*Written task*.
Copy, from the entries below, each line where the word "Convert" can be found.

*Stored records*.
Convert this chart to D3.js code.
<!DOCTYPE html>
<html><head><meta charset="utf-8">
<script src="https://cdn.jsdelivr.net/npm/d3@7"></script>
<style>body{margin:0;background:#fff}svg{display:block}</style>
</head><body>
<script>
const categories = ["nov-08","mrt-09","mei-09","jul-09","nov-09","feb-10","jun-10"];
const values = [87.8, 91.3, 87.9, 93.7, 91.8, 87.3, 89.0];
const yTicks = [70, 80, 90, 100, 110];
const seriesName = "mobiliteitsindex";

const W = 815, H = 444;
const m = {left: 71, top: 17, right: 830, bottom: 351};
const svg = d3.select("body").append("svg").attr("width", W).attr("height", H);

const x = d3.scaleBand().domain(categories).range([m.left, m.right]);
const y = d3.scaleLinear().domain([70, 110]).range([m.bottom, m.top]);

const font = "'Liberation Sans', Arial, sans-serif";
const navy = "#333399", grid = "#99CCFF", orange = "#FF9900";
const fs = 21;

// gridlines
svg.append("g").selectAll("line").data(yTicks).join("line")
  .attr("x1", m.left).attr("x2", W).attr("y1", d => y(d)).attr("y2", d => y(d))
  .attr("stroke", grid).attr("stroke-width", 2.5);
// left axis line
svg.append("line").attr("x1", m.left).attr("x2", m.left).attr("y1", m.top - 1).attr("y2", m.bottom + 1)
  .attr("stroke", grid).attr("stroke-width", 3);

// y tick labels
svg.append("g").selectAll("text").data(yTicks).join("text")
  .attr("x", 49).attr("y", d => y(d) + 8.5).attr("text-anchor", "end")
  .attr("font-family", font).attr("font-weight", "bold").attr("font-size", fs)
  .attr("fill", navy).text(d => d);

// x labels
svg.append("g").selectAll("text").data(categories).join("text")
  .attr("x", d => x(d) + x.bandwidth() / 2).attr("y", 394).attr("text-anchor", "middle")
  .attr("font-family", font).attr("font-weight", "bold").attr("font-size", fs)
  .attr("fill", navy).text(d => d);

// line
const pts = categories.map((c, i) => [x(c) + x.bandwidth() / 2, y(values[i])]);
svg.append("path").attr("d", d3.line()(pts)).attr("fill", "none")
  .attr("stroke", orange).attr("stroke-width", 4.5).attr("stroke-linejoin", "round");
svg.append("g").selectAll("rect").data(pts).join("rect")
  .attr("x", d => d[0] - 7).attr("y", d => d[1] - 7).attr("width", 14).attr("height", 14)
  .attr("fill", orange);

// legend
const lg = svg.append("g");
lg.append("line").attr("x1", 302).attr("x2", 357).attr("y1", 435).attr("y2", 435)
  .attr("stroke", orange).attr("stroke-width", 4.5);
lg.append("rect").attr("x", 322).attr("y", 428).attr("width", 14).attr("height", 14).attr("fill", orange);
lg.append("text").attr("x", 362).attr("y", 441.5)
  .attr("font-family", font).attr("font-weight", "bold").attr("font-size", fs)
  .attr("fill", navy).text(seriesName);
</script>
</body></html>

---

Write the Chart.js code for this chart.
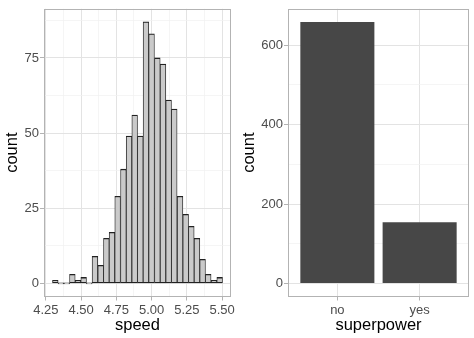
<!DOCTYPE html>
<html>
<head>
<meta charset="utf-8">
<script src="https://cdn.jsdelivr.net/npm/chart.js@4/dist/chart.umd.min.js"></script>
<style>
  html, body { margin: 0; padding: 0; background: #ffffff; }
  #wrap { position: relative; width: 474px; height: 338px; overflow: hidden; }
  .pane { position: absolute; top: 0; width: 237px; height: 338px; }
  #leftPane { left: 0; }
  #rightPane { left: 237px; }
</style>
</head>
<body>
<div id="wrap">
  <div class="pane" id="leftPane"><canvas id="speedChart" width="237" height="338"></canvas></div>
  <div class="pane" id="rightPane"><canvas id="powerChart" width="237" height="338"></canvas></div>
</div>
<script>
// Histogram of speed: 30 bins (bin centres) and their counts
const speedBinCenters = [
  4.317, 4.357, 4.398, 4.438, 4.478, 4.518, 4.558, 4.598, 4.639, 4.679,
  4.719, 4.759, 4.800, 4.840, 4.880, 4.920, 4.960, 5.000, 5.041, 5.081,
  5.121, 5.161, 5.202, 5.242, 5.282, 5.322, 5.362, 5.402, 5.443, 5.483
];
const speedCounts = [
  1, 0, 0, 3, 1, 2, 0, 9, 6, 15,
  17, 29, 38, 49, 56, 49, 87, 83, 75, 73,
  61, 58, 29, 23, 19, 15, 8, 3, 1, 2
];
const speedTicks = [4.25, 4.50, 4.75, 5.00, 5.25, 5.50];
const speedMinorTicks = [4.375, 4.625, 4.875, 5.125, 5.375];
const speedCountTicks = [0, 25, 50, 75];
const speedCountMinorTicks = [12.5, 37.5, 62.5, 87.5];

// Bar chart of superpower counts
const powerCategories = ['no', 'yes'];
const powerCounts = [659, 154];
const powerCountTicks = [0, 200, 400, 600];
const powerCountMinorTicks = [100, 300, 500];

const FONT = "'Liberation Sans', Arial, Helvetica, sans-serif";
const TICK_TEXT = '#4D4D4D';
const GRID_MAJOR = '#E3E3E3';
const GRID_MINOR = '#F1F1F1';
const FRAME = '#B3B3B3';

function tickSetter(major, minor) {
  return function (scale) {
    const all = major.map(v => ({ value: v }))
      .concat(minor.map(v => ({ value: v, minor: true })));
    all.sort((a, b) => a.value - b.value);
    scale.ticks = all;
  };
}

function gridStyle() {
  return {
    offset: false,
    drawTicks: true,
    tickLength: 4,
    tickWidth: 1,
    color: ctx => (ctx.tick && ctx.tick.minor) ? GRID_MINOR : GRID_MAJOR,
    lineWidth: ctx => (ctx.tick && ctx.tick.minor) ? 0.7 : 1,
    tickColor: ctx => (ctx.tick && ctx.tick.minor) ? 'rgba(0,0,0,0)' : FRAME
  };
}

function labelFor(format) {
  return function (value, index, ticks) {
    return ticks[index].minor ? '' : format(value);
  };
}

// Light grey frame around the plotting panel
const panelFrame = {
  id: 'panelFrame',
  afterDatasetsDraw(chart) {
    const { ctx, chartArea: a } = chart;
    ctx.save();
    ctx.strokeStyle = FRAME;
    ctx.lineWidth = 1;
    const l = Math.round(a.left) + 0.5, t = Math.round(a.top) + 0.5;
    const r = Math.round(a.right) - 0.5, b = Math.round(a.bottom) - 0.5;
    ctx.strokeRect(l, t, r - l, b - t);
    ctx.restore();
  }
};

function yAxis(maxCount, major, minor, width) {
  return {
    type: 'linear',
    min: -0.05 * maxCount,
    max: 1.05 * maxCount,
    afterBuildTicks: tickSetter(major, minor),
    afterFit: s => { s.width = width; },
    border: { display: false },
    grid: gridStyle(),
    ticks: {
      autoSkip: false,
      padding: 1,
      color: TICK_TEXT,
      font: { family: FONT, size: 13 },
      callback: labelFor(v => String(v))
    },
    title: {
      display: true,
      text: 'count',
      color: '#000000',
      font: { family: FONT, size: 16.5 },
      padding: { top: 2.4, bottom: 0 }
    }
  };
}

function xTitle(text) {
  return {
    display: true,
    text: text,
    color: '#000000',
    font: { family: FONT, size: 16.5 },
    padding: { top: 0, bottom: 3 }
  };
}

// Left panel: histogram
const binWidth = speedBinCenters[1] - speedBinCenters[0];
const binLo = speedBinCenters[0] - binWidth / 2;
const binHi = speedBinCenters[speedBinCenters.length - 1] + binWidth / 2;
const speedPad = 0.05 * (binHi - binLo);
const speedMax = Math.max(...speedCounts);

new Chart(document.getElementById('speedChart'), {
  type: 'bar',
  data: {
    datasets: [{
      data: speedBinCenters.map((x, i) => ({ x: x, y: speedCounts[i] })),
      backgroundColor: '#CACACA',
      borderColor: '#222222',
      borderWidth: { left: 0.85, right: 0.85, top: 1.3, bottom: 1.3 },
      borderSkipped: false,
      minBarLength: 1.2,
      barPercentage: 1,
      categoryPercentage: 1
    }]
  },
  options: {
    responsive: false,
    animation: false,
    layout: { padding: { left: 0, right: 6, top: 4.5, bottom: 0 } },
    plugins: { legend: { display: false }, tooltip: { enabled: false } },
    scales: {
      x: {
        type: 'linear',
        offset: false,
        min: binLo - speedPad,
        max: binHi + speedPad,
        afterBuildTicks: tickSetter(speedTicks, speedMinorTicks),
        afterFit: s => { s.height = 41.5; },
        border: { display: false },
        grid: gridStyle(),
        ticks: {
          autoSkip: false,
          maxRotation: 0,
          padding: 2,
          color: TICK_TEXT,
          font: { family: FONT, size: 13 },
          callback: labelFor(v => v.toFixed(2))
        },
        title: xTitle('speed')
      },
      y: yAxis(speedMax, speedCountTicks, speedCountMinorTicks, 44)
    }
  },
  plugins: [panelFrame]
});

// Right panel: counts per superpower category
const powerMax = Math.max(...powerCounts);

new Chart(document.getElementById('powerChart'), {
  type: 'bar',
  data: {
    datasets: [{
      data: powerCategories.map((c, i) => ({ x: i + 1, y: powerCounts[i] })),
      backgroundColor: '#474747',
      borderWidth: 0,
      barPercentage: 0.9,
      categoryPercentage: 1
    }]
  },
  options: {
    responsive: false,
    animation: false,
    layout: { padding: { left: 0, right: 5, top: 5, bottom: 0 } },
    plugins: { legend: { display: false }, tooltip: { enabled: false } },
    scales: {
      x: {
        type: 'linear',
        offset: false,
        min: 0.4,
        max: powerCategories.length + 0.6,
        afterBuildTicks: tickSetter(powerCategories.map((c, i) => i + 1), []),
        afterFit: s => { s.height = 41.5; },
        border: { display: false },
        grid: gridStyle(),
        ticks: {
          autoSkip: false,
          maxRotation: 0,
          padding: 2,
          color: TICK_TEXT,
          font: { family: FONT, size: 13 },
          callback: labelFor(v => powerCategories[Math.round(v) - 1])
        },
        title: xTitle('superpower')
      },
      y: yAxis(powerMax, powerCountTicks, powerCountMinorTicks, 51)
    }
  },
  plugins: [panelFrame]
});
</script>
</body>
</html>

* * *

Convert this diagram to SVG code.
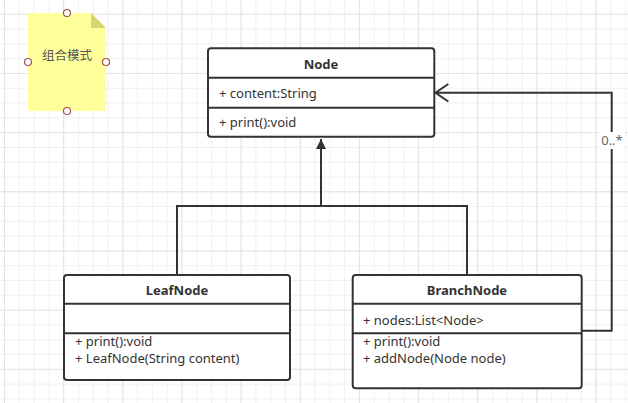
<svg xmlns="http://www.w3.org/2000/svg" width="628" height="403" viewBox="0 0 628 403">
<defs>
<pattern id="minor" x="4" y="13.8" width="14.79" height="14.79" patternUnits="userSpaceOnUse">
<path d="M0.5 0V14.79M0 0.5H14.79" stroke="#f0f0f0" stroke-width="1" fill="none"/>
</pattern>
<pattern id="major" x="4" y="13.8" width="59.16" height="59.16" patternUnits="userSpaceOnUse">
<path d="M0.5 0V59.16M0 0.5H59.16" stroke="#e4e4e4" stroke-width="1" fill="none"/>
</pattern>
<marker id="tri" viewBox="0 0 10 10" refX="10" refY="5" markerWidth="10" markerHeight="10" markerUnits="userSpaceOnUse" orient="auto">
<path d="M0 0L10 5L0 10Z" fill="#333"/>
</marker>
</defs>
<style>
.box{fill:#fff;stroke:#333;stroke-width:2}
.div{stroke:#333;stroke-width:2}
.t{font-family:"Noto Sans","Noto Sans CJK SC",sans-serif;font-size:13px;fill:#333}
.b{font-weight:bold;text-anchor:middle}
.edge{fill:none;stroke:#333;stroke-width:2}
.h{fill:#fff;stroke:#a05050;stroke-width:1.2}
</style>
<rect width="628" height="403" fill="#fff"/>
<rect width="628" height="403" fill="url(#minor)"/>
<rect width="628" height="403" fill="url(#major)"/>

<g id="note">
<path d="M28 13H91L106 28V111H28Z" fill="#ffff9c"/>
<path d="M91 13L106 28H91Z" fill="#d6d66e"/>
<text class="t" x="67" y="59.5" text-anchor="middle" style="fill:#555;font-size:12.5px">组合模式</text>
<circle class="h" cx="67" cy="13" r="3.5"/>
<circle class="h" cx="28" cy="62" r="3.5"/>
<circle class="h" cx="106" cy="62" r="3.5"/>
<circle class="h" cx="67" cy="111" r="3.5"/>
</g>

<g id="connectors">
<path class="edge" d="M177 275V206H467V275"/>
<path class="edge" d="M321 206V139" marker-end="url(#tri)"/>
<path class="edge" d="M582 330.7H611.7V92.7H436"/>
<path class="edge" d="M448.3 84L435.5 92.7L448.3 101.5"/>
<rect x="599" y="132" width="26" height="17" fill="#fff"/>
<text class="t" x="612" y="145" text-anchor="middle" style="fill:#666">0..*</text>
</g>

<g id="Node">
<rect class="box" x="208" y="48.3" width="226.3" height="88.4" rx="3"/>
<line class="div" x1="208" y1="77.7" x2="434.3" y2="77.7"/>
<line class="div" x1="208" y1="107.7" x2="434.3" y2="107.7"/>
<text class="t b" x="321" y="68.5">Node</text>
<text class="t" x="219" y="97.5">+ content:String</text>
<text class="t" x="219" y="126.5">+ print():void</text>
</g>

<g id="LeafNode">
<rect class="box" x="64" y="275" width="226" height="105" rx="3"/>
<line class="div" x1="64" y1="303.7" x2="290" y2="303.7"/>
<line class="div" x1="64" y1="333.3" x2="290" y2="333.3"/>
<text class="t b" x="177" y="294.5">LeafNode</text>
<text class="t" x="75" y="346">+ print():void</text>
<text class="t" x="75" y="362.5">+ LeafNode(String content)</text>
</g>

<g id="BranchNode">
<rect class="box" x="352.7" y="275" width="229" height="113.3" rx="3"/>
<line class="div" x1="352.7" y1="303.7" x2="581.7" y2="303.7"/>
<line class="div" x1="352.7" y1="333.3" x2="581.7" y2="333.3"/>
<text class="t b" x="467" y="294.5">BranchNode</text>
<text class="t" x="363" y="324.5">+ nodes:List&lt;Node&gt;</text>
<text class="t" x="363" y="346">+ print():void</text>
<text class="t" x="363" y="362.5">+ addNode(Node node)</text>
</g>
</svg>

*Output below*.
Convert this chart to D3.js code.
Convert this diagram to SVG code.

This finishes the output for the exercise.